Costlier storms have helped raise rates, too
Hurricanes in Florida have gotten costlier in recent years. That’s due partly to climate change, which can intensify hurricanes and cause more rain and flooding.
Florida’s population growth is another factor. No state in the eastern U.S. is growing as rapidly as Florida. And its fastest-growing metro areas include Orlando, Tampa and Cape Coral-Fort Myers — all areas affected by Ian.
These days, Florida’s private insurance market is primarily made up of small, regional companies, or Florida affiliates of national insurers.
Smaller companies aren’t able to build the same kinds of capital reserves as large ones. As a result, they often rely on their own form of insurance — known as reinsurance — to pay out claims during major costly events.
But as storms have grown more destructive, reinsurance costs have grown significantly. Some reinsurers are pulling back from Florida. Others are raising rates — reinsurance costs for Florida insurers rose by as much as 50% this year, according to a report.

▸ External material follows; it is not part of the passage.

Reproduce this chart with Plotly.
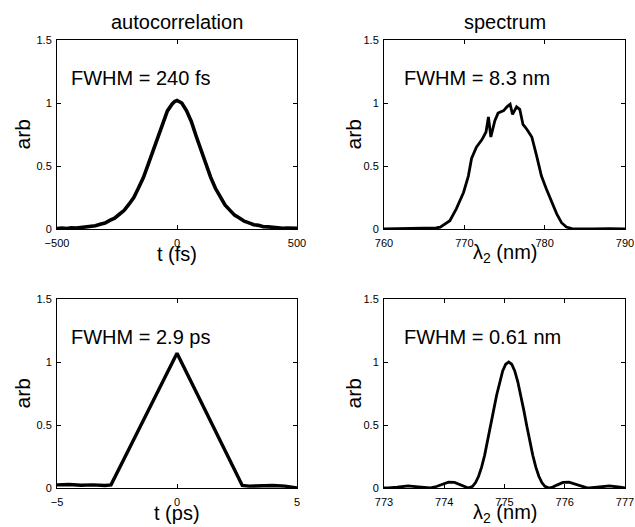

Those costs get passed along to consumers, Miller said. Between 35% and 50% of a homeowner’s insurance premium goes toward the cost of reinsurance.
Citizens, the state-backed insurer, recently crossed the 1 million policyholder mark — more than double its number of policies two years ago — as a result of private insurers raising costs or dropping customers.

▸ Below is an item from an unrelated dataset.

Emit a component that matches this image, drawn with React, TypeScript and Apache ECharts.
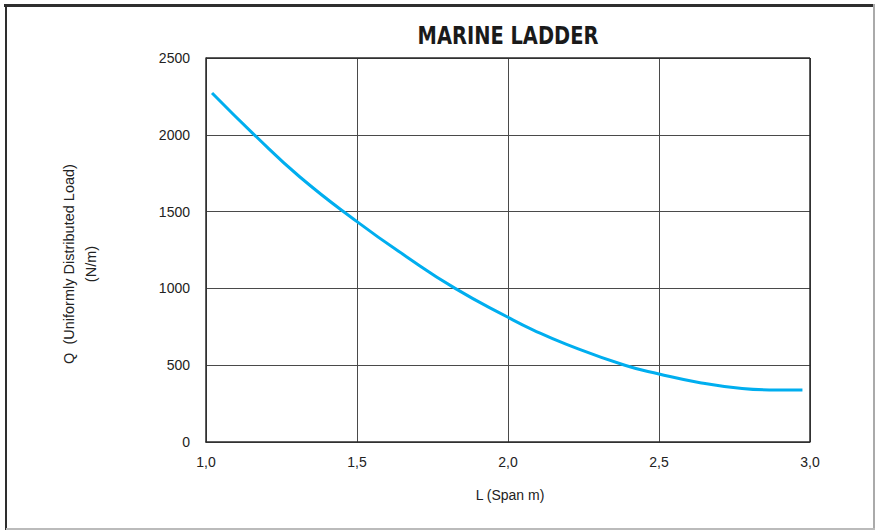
import React, { useEffect, useRef } from "react";
import * as echarts from "echarts";

const titleText = "MARINE LADDER";
const xAxisName = "L (Span m)";
const yAxisName = "Q  (Uniformly Distributed Load)\n(N/m)";

const spanValues = [1.02, 1.16, 1.31, 1.5, 1.665, 1.825, 2.0, 2.084, 2.194, 2.387, 2.5, 2.636, 2.768, 2.89, 2.975];
const loadValues = [2272, 2000, 1727, 1435, 1205, 1000, 812, 729, 636, 500, 443, 386, 350, 338, 338];

const xMin = 1.0;
const xMax = 3.0;
const xStep = 0.5;
const yMin = 0;
const yMax = 2500;
const yStep = 500;

export default function App() {
  const ref = useRef<HTMLDivElement>(null);
  useEffect(() => {
    if (!ref.current) return;
    const chart = echarts.init(ref.current, undefined, { renderer: "svg" });
    const font = "'Liberation Sans', Arial, Helvetica, sans-serif";
    chart.setOption({
      animation: false,
      backgroundColor: "#ffffff",
      grid: { left: 206, top: 58, width: 604, height: 384, containLabel: false, show: false },
      xAxis: {
        type: "value",
        min: xMin,
        max: xMax,
        interval: xStep,
        axisLine: { show: true, onZero: false, lineStyle: { color: "#2a2a2a", width: 1.5 } },
        axisTick: { show: false },
        splitLine: { show: true, lineStyle: { color: "#4a4a4a", width: 1 } },
        axisLabel: {
          color: "#222",
          fontFamily: font,
          fontSize: 14,
          margin: 13,
          formatter: (v: number) => v.toFixed(1).replace(".", ","),
        },
      },
      yAxis: {
        type: "value",
        min: yMin,
        max: yMax,
        interval: yStep,
        axisLine: { show: true, lineStyle: { color: "#2a2a2a", width: 1.5 } },
        axisTick: { show: false },
        splitLine: { show: true, lineStyle: { color: "#4a4a4a", width: 1 } },
        axisLabel: {
          color: "#222",
          fontFamily: font,
          fontSize: 14,
          margin: 16,
          formatter: (v: number) => String(Math.round(v)),
        },
      },
      series: [
        {
          type: "line",
          data: spanValues.map((x, i) => [x, loadValues[i]]),
          smooth: true,
          showSymbol: false,
          lineStyle: { color: "#00aeef", width: 3 },
          z: 5,
        },
      ],
      graphic: [
        { type: "line", shape: { x1: 206, y1: 58, x2: 810, y2: 58 }, style: { stroke: "#2a2a2a", lineWidth: 1.5 }, z: 10 },
        { type: "line", shape: { x1: 810, y1: 58, x2: 810, y2: 442 }, style: { stroke: "#2a2a2a", lineWidth: 1.5 }, z: 10 },
        { type: "line", shape: { x1: 4, y1: 5.5, x2: 875, y2: 5.5 }, style: { stroke: "#2e2e2e", lineWidth: 3 } },
        { type: "line", shape: { x1: 6, y1: 4, x2: 6, y2: 530 }, style: { stroke: "#2e2e2e", lineWidth: 2 } },
        { type: "line", shape: { x1: 874, y1: 4, x2: 874, y2: 530 }, style: { stroke: "#aaaaaa", lineWidth: 2 } },
        { type: "line", shape: { x1: 6, y1: 529, x2: 875, y2: 529 }, style: { stroke: "#bbbbbb", lineWidth: 2 } },
        {
          type: "text",
          x: 508,
          y: 36,
          scaleX: 0.9,
          style: {
            text: titleText,
            fill: "#1a1a1a",
            font: "bold 24px 'DejaVu Sans Condensed', 'DejaVu Sans', sans-serif",
            textAlign: "center",
            textVerticalAlign: "middle",
          },
        },
        {
          type: "text",
          x: 510,
          y: 495,
          style: {
            text: xAxisName,
            fill: "#222",
            font: "14px 'Liberation Sans', Arial, sans-serif",
            textAlign: "center",
            textVerticalAlign: "middle",
          },
        },
        {
          type: "text",
          x: 80,
          y: 264,
          rotation: Math.PI / 2,
          style: {
            text: yAxisName,
            fill: "#222",
            font: "14.5px 'Liberation Sans', Arial, sans-serif",
            textAlign: "center",
            textVerticalAlign: "middle",
            lineHeight: 22,
          },
        },
      ],
    });
    return () => chart.dispose();
  }, []);
  return <div ref={ref} style={{ position: "fixed", left: 0, top: 0, width: 877, height: 531 }} />;
}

Because Citizens is state-backed, it is limited in its ability to increase rates and is often significantly cheaper than competitors. Private insurers say that makes it difficult to compete, especially in storm-prone ZIP codes where only a handful of insurers offer policies.
Hurricane Ian could cause even more insurers to leave the Florida market
Even as damage estimates rise, officials have expressed confidence that insurers will be able to pay out Hurricane Ian claims.

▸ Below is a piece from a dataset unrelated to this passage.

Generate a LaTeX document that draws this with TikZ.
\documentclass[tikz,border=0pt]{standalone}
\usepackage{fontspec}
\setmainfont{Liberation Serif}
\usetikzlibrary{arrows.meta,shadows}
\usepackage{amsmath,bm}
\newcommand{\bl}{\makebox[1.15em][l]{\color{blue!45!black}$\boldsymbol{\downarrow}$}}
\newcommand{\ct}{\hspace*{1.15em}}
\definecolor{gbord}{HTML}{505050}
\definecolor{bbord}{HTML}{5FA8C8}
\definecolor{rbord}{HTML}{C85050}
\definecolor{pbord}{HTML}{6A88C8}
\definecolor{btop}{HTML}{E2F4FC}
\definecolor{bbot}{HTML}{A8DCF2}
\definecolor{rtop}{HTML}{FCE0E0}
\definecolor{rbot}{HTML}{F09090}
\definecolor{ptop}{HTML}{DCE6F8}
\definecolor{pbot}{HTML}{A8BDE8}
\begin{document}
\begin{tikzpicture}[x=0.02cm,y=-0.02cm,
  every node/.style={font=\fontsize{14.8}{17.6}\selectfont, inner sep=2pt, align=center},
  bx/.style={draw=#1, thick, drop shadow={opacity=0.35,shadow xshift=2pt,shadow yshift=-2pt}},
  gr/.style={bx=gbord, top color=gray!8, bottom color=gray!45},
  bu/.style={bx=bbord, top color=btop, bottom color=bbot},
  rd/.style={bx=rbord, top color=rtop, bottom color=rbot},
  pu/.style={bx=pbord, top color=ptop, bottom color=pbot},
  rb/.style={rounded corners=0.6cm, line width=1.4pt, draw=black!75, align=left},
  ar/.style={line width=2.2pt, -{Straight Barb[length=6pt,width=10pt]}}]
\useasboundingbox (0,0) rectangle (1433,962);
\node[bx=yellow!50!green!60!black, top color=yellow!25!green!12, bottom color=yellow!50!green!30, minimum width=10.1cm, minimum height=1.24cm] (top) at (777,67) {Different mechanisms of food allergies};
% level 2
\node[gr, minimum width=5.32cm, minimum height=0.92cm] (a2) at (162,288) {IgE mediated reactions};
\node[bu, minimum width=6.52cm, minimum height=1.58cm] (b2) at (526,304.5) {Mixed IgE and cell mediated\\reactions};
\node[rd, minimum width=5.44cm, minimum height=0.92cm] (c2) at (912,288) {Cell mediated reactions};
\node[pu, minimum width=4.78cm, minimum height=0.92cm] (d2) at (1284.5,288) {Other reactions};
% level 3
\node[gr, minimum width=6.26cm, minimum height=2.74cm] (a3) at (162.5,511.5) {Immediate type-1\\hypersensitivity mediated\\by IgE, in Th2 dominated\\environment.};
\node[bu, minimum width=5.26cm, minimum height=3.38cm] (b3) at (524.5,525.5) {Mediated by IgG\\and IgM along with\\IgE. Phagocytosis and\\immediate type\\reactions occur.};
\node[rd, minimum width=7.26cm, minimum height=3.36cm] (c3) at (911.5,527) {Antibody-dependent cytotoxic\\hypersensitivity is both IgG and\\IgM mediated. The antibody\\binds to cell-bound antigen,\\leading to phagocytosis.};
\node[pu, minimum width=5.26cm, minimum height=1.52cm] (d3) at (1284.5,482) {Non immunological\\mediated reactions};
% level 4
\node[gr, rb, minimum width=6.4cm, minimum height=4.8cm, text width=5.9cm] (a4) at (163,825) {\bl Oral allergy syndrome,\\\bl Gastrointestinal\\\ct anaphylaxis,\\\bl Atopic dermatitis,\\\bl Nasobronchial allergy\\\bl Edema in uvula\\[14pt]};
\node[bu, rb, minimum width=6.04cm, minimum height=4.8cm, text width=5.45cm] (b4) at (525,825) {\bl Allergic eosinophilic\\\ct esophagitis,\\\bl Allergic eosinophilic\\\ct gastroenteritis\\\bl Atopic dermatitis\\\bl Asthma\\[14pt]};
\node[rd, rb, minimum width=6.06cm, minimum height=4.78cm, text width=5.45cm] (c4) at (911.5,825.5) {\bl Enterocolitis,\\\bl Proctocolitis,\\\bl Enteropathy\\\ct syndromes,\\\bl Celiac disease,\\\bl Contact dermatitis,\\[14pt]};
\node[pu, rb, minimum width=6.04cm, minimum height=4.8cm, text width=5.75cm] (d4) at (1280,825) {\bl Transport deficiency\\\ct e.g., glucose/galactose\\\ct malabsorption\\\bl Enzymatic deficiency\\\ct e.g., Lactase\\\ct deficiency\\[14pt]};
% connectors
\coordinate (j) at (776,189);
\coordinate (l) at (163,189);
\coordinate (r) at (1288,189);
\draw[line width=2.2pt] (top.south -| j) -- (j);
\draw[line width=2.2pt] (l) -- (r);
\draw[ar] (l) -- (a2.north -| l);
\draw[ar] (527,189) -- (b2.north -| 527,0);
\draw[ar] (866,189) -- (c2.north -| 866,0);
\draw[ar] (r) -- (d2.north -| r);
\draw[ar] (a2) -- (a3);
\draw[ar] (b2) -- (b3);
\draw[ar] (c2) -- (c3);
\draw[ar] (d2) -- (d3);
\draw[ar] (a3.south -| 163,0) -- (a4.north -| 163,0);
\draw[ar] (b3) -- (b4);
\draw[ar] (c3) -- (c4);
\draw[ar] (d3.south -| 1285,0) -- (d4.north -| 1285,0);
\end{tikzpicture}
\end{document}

It is too early to know exactly how much the claims will cost. One analytics firm estimated that wind and storm surge losses would be between $28 and $47 billion. Another estimate of the total loss to private insurers put the total as high as approximately $63 billion.
It’s possible the state could see a million total claims across all types of insurance, including flood insurance, said Miller, the insurance industry consultant. (Most Florida homes affected by Ian did not have flood insurance, and there are likely to be legal disputes over whether damage was caused by wind or flood.)
The fear is that such a massive payout from a single storm could be the final straw for companies already struggling to deal with the other challenges of doing business in Florida.
If rates continue to rise by 30% or more, as they have done for many Floridians in recent years, some Florida homeowners may end up paying more for insurance than they do for their mortgage, said Brandes, the state legislator.
“You’re going to price the middle class out of residential homeownership. That’s just not sustainable,” said Brandes, who said the cost of his own home insurance has risen about 60% in the past two years. “It is the Achilles heel of our real estate market across the state.”
The state legislature held a special session in May in which legislators passed a bill addressing some of the issues with roofs and attorneys’ fees. Afterward, some Democrats complained that the bill did not do enough to provide immediate relief to homeowners.
The May session “treated the flu when the property insurance market had stage 4 cancer,” said Brandes, a Republican, who added that he hoped another session could be convened before January.
“This is the perfect opportunity to make some really tough decisions,” he said. “You’re going to have to do some things that historically have just not been on the table, but have to be on the table in order to save this market going forward.”